** Start of EXCERPTED DATA **

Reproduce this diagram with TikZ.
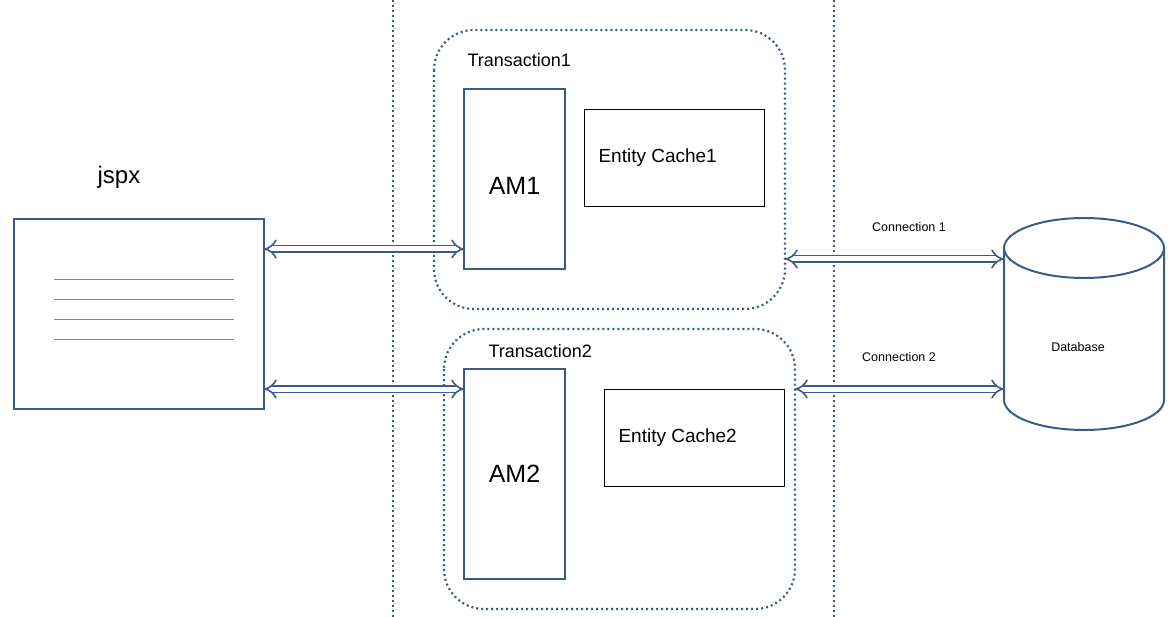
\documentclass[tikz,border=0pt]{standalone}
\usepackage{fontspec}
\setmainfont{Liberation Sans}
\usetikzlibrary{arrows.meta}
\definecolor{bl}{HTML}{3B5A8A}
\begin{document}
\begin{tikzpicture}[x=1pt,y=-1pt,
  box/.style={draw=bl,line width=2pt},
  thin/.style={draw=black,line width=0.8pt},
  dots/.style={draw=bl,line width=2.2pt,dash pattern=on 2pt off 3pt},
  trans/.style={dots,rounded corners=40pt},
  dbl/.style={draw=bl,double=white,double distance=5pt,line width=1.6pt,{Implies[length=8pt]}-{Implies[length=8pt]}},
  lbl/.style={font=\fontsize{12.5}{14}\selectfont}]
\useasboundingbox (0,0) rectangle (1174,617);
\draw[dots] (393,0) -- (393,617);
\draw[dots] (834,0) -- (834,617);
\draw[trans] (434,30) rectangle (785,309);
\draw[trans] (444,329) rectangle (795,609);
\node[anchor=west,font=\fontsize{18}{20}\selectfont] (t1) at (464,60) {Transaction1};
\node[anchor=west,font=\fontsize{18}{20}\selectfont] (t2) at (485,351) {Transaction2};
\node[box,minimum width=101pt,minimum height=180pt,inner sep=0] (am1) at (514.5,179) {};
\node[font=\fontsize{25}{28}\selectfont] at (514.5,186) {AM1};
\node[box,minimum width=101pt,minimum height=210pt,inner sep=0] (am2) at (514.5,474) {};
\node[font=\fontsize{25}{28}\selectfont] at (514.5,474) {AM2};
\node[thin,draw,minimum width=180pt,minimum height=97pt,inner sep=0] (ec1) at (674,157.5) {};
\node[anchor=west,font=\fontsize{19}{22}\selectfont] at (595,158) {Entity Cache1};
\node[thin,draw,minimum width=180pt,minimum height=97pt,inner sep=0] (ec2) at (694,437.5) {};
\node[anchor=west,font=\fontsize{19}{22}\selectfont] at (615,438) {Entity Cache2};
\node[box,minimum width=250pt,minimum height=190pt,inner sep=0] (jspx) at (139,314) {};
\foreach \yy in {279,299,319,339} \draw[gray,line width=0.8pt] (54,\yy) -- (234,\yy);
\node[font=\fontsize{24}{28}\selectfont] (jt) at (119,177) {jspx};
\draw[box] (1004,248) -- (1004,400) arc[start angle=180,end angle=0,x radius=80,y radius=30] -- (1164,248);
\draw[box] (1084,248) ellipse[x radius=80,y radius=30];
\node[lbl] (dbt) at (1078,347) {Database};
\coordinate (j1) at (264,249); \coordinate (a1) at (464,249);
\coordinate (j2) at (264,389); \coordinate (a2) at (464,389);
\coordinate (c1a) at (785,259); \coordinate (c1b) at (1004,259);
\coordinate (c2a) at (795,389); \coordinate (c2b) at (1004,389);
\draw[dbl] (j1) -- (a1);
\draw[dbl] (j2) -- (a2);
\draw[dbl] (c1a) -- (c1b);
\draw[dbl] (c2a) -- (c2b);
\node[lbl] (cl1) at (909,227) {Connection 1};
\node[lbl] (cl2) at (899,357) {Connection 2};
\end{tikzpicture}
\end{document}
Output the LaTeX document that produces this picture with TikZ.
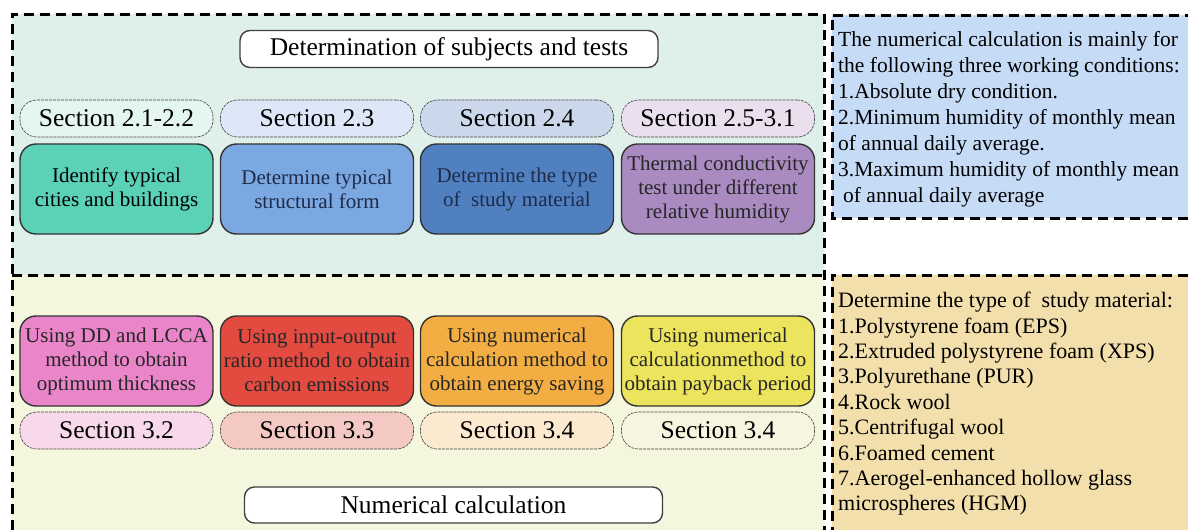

** End of EXCERPTED DATA **

• [OBJECTIVE]: Take the listing and print it again exactly, but without any pictures.

• [FINAL RESULT]:
Reproduce this diagram with TikZ.
\documentclass[tikz,border=0pt]{standalone}
\usepackage{fontspec}
\setmainfont{Liberation Sans}
\usetikzlibrary{arrows.meta}
\definecolor{bl}{HTML}{3B5A8A}
\begin{document}
\begin{tikzpicture}[x=1pt,y=-1pt,
  box/.style={draw=bl,line width=2pt},
  thin/.style={draw=black,line width=0.8pt},
  dots/.style={draw=bl,line width=2.2pt,dash pattern=on 2pt off 3pt},
  trans/.style={dots,rounded corners=40pt},
  dbl/.style={draw=bl,double=white,double distance=5pt,line width=1.6pt,{Implies[length=8pt]}-{Implies[length=8pt]}},
  lbl/.style={font=\fontsize{12.5}{14}\selectfont}]
\useasboundingbox (0,0) rectangle (1174,617);
\draw[dots] (393,0) -- (393,617);
\draw[dots] (834,0) -- (834,617);
\draw[trans] (434,30) rectangle (785,309);
\draw[trans] (444,329) rectangle (795,609);
\node[anchor=west,font=\fontsize{18}{20}\selectfont] (t1) at (464,60) {Transaction1};
\node[anchor=west,font=\fontsize{18}{20}\selectfont] (t2) at (485,351) {Transaction2};
\node[box,minimum width=101pt,minimum height=180pt,inner sep=0] (am1) at (514.5,179) {};
\node[font=\fontsize{25}{28}\selectfont] at (514.5,186) {AM1};
\node[box,minimum width=101pt,minimum height=210pt,inner sep=0] (am2) at (514.5,474) {};
\node[font=\fontsize{25}{28}\selectfont] at (514.5,474) {AM2};
\node[thin,draw,minimum width=180pt,minimum height=97pt,inner sep=0] (ec1) at (674,157.5) {};
\node[anchor=west,font=\fontsize{19}{22}\selectfont] at (595,158) {Entity Cache1};
\node[thin,draw,minimum width=180pt,minimum height=97pt,inner sep=0] (ec2) at (694,437.5) {};
\node[anchor=west,font=\fontsize{19}{22}\selectfont] at (615,438) {Entity Cache2};
\node[box,minimum width=250pt,minimum height=190pt,inner sep=0] (jspx) at (139,314) {};
\foreach \yy in {279,299,319,339} \draw[gray,line width=0.8pt] (54,\yy) -- (234,\yy);
\node[font=\fontsize{24}{28}\selectfont] (jt) at (119,177) {jspx};
\draw[box] (1004,248) -- (1004,400) arc[start angle=180,end angle=0,x radius=80,y radius=30] -- (1164,248);
\draw[box] (1084,248) ellipse[x radius=80,y radius=30];
\node[lbl] (dbt) at (1078,347) {Database};
\coordinate (j1) at (264,249); \coordinate (a1) at (464,249);
\coordinate (j2) at (264,389); \coordinate (a2) at (464,389);
\coordinate (c1a) at (785,259); \coordinate (c1b) at (1004,259);
\coordinate (c2a) at (795,389); \coordinate (c2b) at (1004,389);
\draw[dbl] (j1) -- (a1);
\draw[dbl] (j2) -- (a2);
\draw[dbl] (c1a) -- (c1b);
\draw[dbl] (c2a) -- (c2b);
\node[lbl] (cl1) at (909,227) {Connection 1};
\node[lbl] (cl2) at (899,357) {Connection 2};
\end{tikzpicture}
\end{document}
Output the LaTeX document that produces this picture with TikZ.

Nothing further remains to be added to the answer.